Para além disso, o acesso à informação mudou radicalmente. Quando eu era estudante, e quando eu comecei a dar aulas no ensino superior, tínhamos um problema: a “falta de informação”. Não tínhamos biblioteca e era costume ir ao ISEF de Lisboa “recolher” uns artigos científicos e ler livros da nossa área. Nessa altura, a informação e o conhecimento eram muito restritos. Hoje, o problema está no excesso da informação. Com as redes sociais, atomizou-se a informação em milhares de sites, blogs, podcasts, etc. Por isso, o problema atual já não é encontrar a informação, mas validá-la. Mas esta validação dá cada vez mais trabalho!

 

Olhando para o longo percurso enquanto docente, o que gostaria de dizer ao Rui Garganta profissional da FADEUP?

Penso que tens a noção de que fizeste várias coisas mal feitas, mas conseguiste ser um “Bom” Professor porque, como profissional, nunca te conformaste e seguiste uma das máximas sugeridas pelo professor e filósofo Mário Sérgio Cortella, "Faz o teu melhor, na condição que tens, enquanto não tens condições para fazer melhor ainda”. 

 

Se o Professor Rui Garganta tivesse de escolher “o momento” da carreira, qual seria esse momento?

Talvez escolhesse o dia da apresentação do meu doutoramento, ou seja, o dia em que validaram um dos desígnios mais importantes como profissional de uma academia! Trata-se de um marco importante em termos académicos, profissionais e pessoais. É algo que exige grande empenho e capacidade para seguir em frente, independentemente das “pedras” que nos vão sendo colocadas no caminho!

 

Que imagem gostava que os seus estudantes guardassem do Professor Rui Garganta?

A imagem de um professor que gostava muito de “dar aulas”, que ouvia os seus estudantes, dentro e fora do espaço letivo e que procurava criar um clima de aula favorável à aprendizagem. Sempre me identifiquei com o título de um dos livros do psicólogo e formador João Leite "Ninguém aprende de trombas". 

 

Com tantos anos de Faculdade certamente passou por alguns momentos marcantes. Lembra-se de alguma história que possa partilhar connosco?

Uma das histórias que mais me marcaram como professor foi-me “oferecida” por uma amiga minha, que me disse que o seu sobrinho tinha entrado para a FADEUP, não tinha gostado e até tinha desistido! É claro que pretendi perceber por que motivo é que ele tinha desistido.

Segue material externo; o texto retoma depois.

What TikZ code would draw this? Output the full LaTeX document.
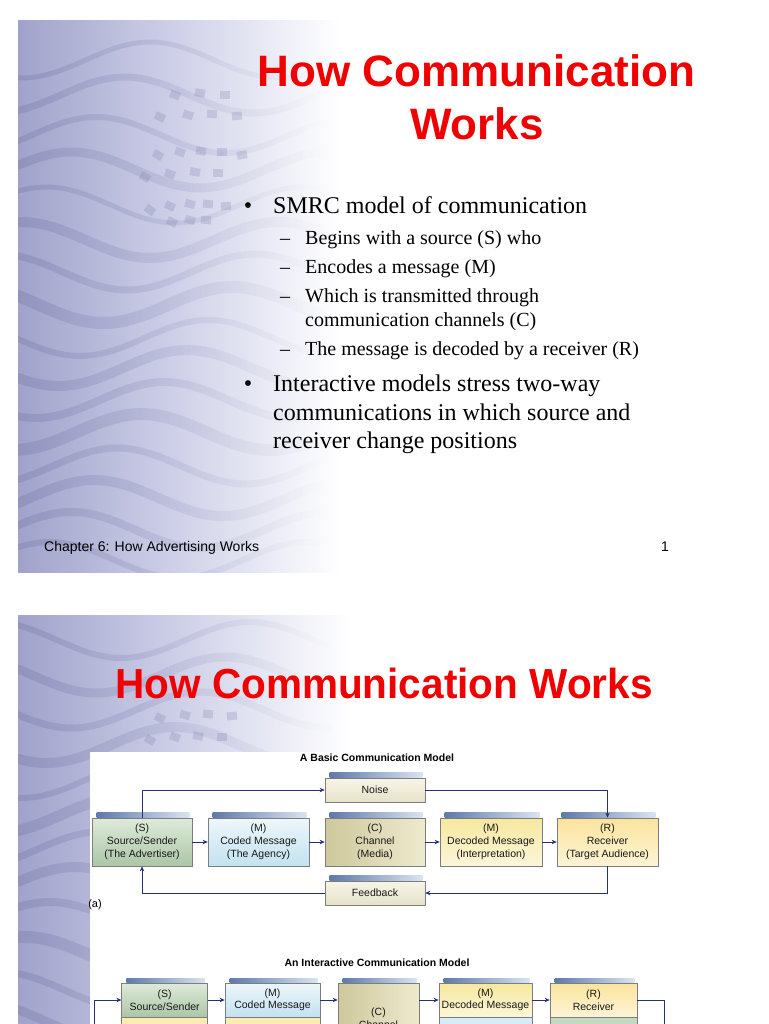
\documentclass[tikz,border=0pt]{standalone}
\usepackage{fontspec}
\usepackage{graphicx}
\setmainfont{Liberation Serif}
\newfontfamily\arialf{Liberation Sans}
\usetikzlibrary{arrows.meta,fadings}

\definecolor{tred}{RGB}{240,0,0}
\definecolor{lavA}{RGB}{160,162,202}
\definecolor{lavB}{RGB}{198,200,228}
\definecolor{lavD}{RGB}{112,114,164}
\definecolor{navy}{RGB}{38,48,118}
\definecolor{bgray}{RGB}{125,125,125}
\definecolor{sTop}{RGB}{222,234,218}
\definecolor{sBot}{RGB}{172,198,166}
\definecolor{mTop}{RGB}{238,247,251}
\definecolor{mBot}{RGB}{194,226,240}
\definecolor{cL}{RGB}{206,200,156}
\definecolor{cR}{RGB}{238,234,206}
\definecolor{dTop}{RGB}{247,232,158}
\definecolor{dBot}{RGB}{252,246,218}
\definecolor{rTop}{RGB}{250,228,156}
\definecolor{rBot}{RGB}{253,244,214}
\definecolor{nTop}{RGB}{247,245,232}
\definecolor{nBot}{RGB}{230,226,200}
\definecolor{tabD}{RGB}{94,122,170}
\definecolor{tabL}{RGB}{218,228,240}
\definecolor{yelLow}{RGB}{252,236,180}
\definecolor{bluLow}{RGB}{214,236,246}
\definecolor{grnLow}{RGB}{196,218,192}

\pgfdeclarehorizontalshading{slbg}{100bp}{color(0bp)=(lavA); color(25bp)=(lavA); color(45bp)=(lavB); color(75bp)=(white); color(100bp)=(white)}
\tikzfading[name=fadeR, left color=transparent!0, right color=transparent!100]

\begin{document}
\begin{tikzpicture}[x=1pt,y=-1pt,
  title/.style={font=\arialf\bfseries\fontsize{44}{50}\selectfont, text=tred, inner sep=0, anchor=base},
  btext/.style={font=\fontsize{24}{28}\selectfont, inner sep=0, anchor=base west},
  stext/.style={font=\fontsize{20}{24}\selectfont, inner sep=0, anchor=base west},
  bmark/.style={font=\fontsize{24}{28}\selectfont, inner sep=0, anchor=base},
  smark/.style={font=\fontsize{20}{24}\selectfont, inner sep=0, anchor=base},
  footer/.style={font=\arialf\fontsize{14}{16}\selectfont, inner sep=0, anchor=base west},
  box/.style={draw=bgray, line width=0.7pt, inner sep=0, align=center, text=black!90,
    font=\arialf\fontsize{10.5}{13}\selectfont},
  bbox/.style={box, font=\arialf\fontsize{10.5}{12.5}\selectfont},
  dtitle/.style={font=\arialf\bfseries\fontsize{10.5}{12}\selectfont, inner sep=0},
  conn/.style={draw=navy, line width=0.9pt, -{Stealth[length=5pt,width=4.5pt]}},
  plain/.style={draw=navy, line width=0.9pt},
  wave/.style={lavD, line cap=round, opacity=0.3, path fading=fadeR},
  tile/.style={fill=lavD, opacity=0.22}
]
\useasboundingbox (0,0) rectangle (768,1024);
\clip (0,0) rectangle (768,1024);
\fill[white] (0,0) rectangle (768,1024);

% ---------- slide 1 background ----------
\shade[shading=slbg] (18,21) rectangle (340,572);
\begin{scope}
  \clip (18,21) rectangle (340,572);
  \foreach \yy/\ww in {60/5,95/7,135/6,170/9,205/5,240/10,272/7,305/12,338/6,368/10,400/8,432/12,466/7,498/10,530/8,560/6}
    \draw[wave, line width=\ww pt] plot[domain=18:320, samples=40, smooth] (\x, {\yy + 18*sin(1.4*\x+\yy)});
  \foreach \px/\py/\r in {175/95/-20,200/93/-10,225/95/0,160/117/-25,188/115/-15,212/114/-5,237/116/5,
      158/155/-30,180/152/-20,201/151/-10,222/152/0,242/155/10,145/177/-30,170/174/-20,195/172/-10,218/173/0,
      150/210/-35,170/206/-25,190/204/-15,208/204/-5,226/206/5,172/222/-25,190/220/-15,206/220/-5}
    \fill[tile, rotate around={\r:(\px,\py)}] (\px-5,\py-4) rectangle (\px+5,\py+4);
\end{scope}

% ---------- slide 1 text ----------
\node[title] (t1a) at (476.5,87) {How Communication};
\node[title] (t1b) at (477,140) {Works};

\node[bmark] (b1) at (248,213.3) {•};
\node[btext] (l1) at (273,213.3) {SMRC model of communication};
\node[smark] (d1) at (285,244.5) {–};
\node[stext] (l2) at (305,244.5) {Begins with a source (S) who};
\node[smark] (d2) at (285,273.5) {–};
\node[stext] (l3) at (305,273.5) {Encodes a message (M)};
\node[smark] (d3) at (285,302) {–};
\node[stext] (l4) at (305,302) {Which is transmitted through};
\node[stext] (l5) at (305,326.7) {communication channels (C)};
\node[smark] (d4) at (285,355.7) {–};
\node[stext] (l6) at (305,355.7) {The message is decoded by a receiver (R)};
\node[bmark] (b2) at (248,391.5) {•};
\node[btext] (l7) at (273,391.5) {Interactive models stress two-way};
\node[btext] (l8) at (273,420) {communications in which source and};
\node[btext] (l9) at (273,448.5) {receiver change positions};

\node[footer] (f1) at (44,551) {Chapter 6: How Advertising Works};
\node[footer, anchor=base] (f2) at (665,551) {1};

% ---------- slide 2 background ----------
\shade[shading=slbg] (18,615) rectangle (350,1024);
\begin{scope}
  \clip (18,615) rectangle (350,1024);
  \foreach \yy/\ww in {640/6,675/9,710/7,745/10,780/6,815/11,850/7,885/10,920/8,955/12,990/7,1020/9}
    \draw[wave, line width=\ww pt] plot[domain=18:330, samples=40, smooth] (\x, {\yy + 18*sin(1.4*\x+\yy)});
  \foreach \px/\py/\r in {160/718/-25,185/715/-15,208/714/-5,232/716/5,150/740/-30,175/737/-20,198/736/-10,222/737/0}
    \fill[tile, rotate around={\r:(\px,\py)}] (\px-5,\py-4) rectangle (\px+5,\py+4);
\end{scope}

\node[title, font=\arialf\bfseries\fontsize{42}{48}\selectfont] (t2) at (384,698)
  {\scalebox{0.965}[1]{How Communication Works}};

% diagram panel
\fill[white] (90,752) rectangle (700,1024);

% ---------- diagram (a) ----------
\node[dtitle] (ta) at (377,758) {A Basic Communication Model};

\node[box, minimum width=100, minimum height=48, top color=sTop, bottom color=sBot] (aS) at (142,842)
  {(S)\\Source/Sender\\(The Advertiser)};
\node[box, minimum width=101, minimum height=48, top color=mTop, bottom color=mBot] (aM) at (258.5,842)
  {(M)\\Coded Message\\(The Agency)};
\node[box, minimum width=100, minimum height=48, left color=cL, right color=cR] (aC) at (375,842)
  {(C)\\Channel\\(Media)};
\node[box, minimum width=102, minimum height=48, top color=dTop, bottom color=dBot] (aD) at (491,842)
  {(M)\\Decoded Message\\(Interpretation)};
\node[box, minimum width=101, minimum height=48, top color=rTop, bottom color=rBot] (aR) at (607.5,842)
  {(R)\\Receiver\\(Target Audience)};
\node[box, minimum width=100, minimum height=24, top color=nTop, bottom color=nBot] (aN) at (375,790) {Noise};
\node[box, minimum width=100, minimum height=24, top color=nTop, bottom color=nBot] (aF) at (375,893) {Feedback};

\foreach \n in {aS,aM,aC,aD,aR,aN,aF}
  \shade[left color=tabD, right color=tabL] ([xshift=5pt]\n.north west) rectangle ([xshift=-3pt,yshift=5pt]\n.north east);

\draw[conn] (aS.east) -- (aM.west);
\draw[conn] (aM.east) -- (aC.west);
\draw[conn] (aC.east) -- (aD.west);
\draw[conn] (aD.east) -- (aR.west);
\draw[conn] (aS.north) |- (aN.west);
\draw[conn] (aN.east) -| (aR.north);
\draw[conn] (aR.south) |- (aF.east);
\draw[conn] (aF.west) -| (aS.south);

\node[font=\arialf\fontsize{11}{13}\selectfont, inner sep=0] (la) at (95,905) {(a)};

% ---------- diagram (b) ----------
\node[dtitle] (tb) at (377,963) {An Interactive Communication Model};

\node[bbox, minimum width=86, minimum height=34, top color=sTop, bottom color=sBot] (bS) at (164.7,1000)
  {(S)\\Source/Sender};
\node[bbox, minimum width=86, minimum height=34, fill=yelLow] (bSl) at (164.7,1034) {};
\node[bbox, minimum width=95, minimum height=34, top color=mTop, bottom color=mBot] (bM) at (272.5,1000)
  {(M)\\Coded Message};
\node[bbox, minimum width=95, minimum height=34, fill=yelLow] (bMl) at (272.5,1034) {};
\node[box, minimum width=81, minimum height=70, left color=cL, right color=cR] (bC) at (378.5,1018)
  {(C)\\Channel};
\node[bbox, minimum width=93, minimum height=34, top color=dTop, bottom color=dBot] (bD) at (485.5,1000)
  {(M)\\Decoded Message};
\node[bbox, minimum width=93, minimum height=34, fill=bluLow] (bDl) at (485.5,1034) {};
\node[bbox, minimum width=87, minimum height=34, top color=rTop, bottom color=rBot] (bR) at (593.5,1000)
  {(R)\\Receiver};
\node[bbox, minimum width=87, minimum height=34, fill=grnLow] (bRl) at (593.5,1034) {};

\foreach \n in {bS,bM,bC,bD,bR}
  \shade[left color=tabD, right color=tabL] ([xshift=5pt]\n.north west) rectangle ([xshift=-3pt,yshift=4pt]\n.north east);

\coordinate (lIn) at (94,1060);
\coordinate (rOut) at (664,1060);
\draw[conn] (lIn) |- (bS.west);
\draw[conn] (bS.east) -- (bM.west);
\draw[conn] (bM.east) -- (bM.east -| bC.west);
\draw[conn] (bC.east |- bD.west) -- (bD.west);
\draw[conn] (bD.east) -- (bR.west);
\draw[plain] (bR.east) -| (rOut);
\end{tikzpicture}
\end{document}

A resposta dela foi bem estranha: “Ele disse que tinha de estudar muito”. Foi nessa altura que entendi que muito dos alunos que entram na nossa Faculdade pensam que vão para um clube desportivo ou ginásio, onde podem fazer uns desportos, treinar e ainda tomam banho… Fico um pouco preocupado porque, essa mentalidade não é rara!

 

Em duas ou três palavras, a sua passagem pela Faculdade…

· Paixão 

· Superação

· Exigência

 

Qual é a sua maior realização?  

Sinto-me realizado quando estudantes “mais velhos” vêm ter comigo com um sorriso na cara, dizendo-me que, para além do que aprenderam, passaram “bons momentos” nas minhas aulas. Acho, por isso, que os marquei no seu percurso enquanto profissionais de Desporto. Curiosamente, alguns estudantes levavam as namoradas ou amigos para assistir às minhas aulas. Eu apenas vinha a saber depois...

 

Como ocupa os tempos livres?

Agora tenho mais disponibilidade para ler e fazer o que quero. Continuo fisicamente ativo e tenho sido convidado para fazer algumas conferências em escolas, dar formações em clubes de fitness. Tenho alguns projetos relacionados com a avaliação física e estou ligado, desde 2010, à “Be-Ergo”, uma empresa que se dedica à promoção da Saúde em Ambiente Laboral, à qual posso agora dar mais atenção.

 

Quer deixar algum conselho aos estudantes da Faculdade?

Ninguém consegue ser bom sem seguir as palavras que citei anteriormente:

· Ter paixão pelo que se faz;

· Procurar a superação;

· Ser exigente sem esquecer que o erro faz parte do processo.

Em suma, volto a repetir a frase do Prof. Cortella, porque entendo que deve ser uma espécie de farol para todas as pessoas: "Faz o teu melhor, na condição que tens, enquanto não tens condições para fazer melhor ainda”

 

Que planos tem para o futuro?

Essencialmente, procurar não parar e continuar os projetos que mencionei. Acho que tenho alguma experiência para ajudar pessoas que estão em início e a meio da sua carreira profissional. Nesse sentido, entendo que posso dar algo para evitar que cometam os erros que cometi, para poderem ser profissionais mais competentes, sem terem que “partir tanta pedra” como nós tivemos de partir.